Bright Eyes - Cassadaga

Bright Eyes - Cassadaga

9th April 2007


Bright Eyes spent much of last year in the studio in Lincoln, Portland, Los Angeles, New York and Omaha working on new material which has become their 5th studio album titled 'Cassadaga', the band's most confident work so far.

'Cassadaga' is an album so full of soaring strings and female harmonies that it feels almost buoyant in comparison to previous releases.

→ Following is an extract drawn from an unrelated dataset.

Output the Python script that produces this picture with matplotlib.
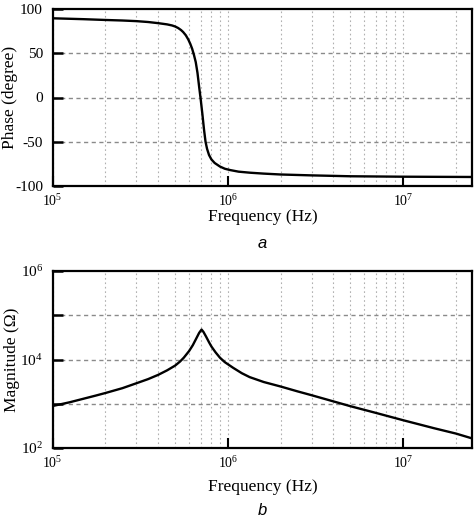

While many latched onto the smattering of political commentary in 2005's 'I'm Wide Awake...', 'Cassadaga' is less blunt in its depiction of youthful exasperation in the Bush era. References to Hurricane Katrina, holy wars and polar ice-caps may crop up, but they're buried deep amongst the ruminations on life, love, history, death and the afterlife. If 'I'm Wide Awake...' was "the New York City album", then 'Cassadaga' is "the America album", in which Oberst diaries his travels around the country and articulates his sense of history in the landscape.

In first single 'Four Winds' he is "off to old Dakota where genocide sleeps/in the Black Hills, the Badlands, the calloused East/I buried my ballast, I made my peace." 'Cassadaga' itself crops up in the same song.

The town, a community for psychics in central Florida, is visited in order to "commune with the dead". This wandering spirit is crystalized in 'I Must Belong Somewhere', a song which was already a staple of live shows by the end of the 2005.

Elsewhere, 'Hot Knives' is particularly spirited, bringing to mind the true energy of a Bright Eyes show. Likewise, 'Soul Singer In A Session Band' - a rousing paean to an oxymoronic profession - enlists all of the elements which make the Bright Eyes live band such a euphoric experience.

'Make A Plan To Plan To Love Me' is Bright Eyes at their most playful; a straight-up love song, replete with girl group vocals and Burt Bacharach strings. Oberst, the fumbling guitarist whose impassioned prose tumbles out under stark stage spotlights, is still recognizable in every track, but the songs are rich with elaborate production, cinema-sized orchestration and, at times, sprawling, almost psychedelic, atmospherics.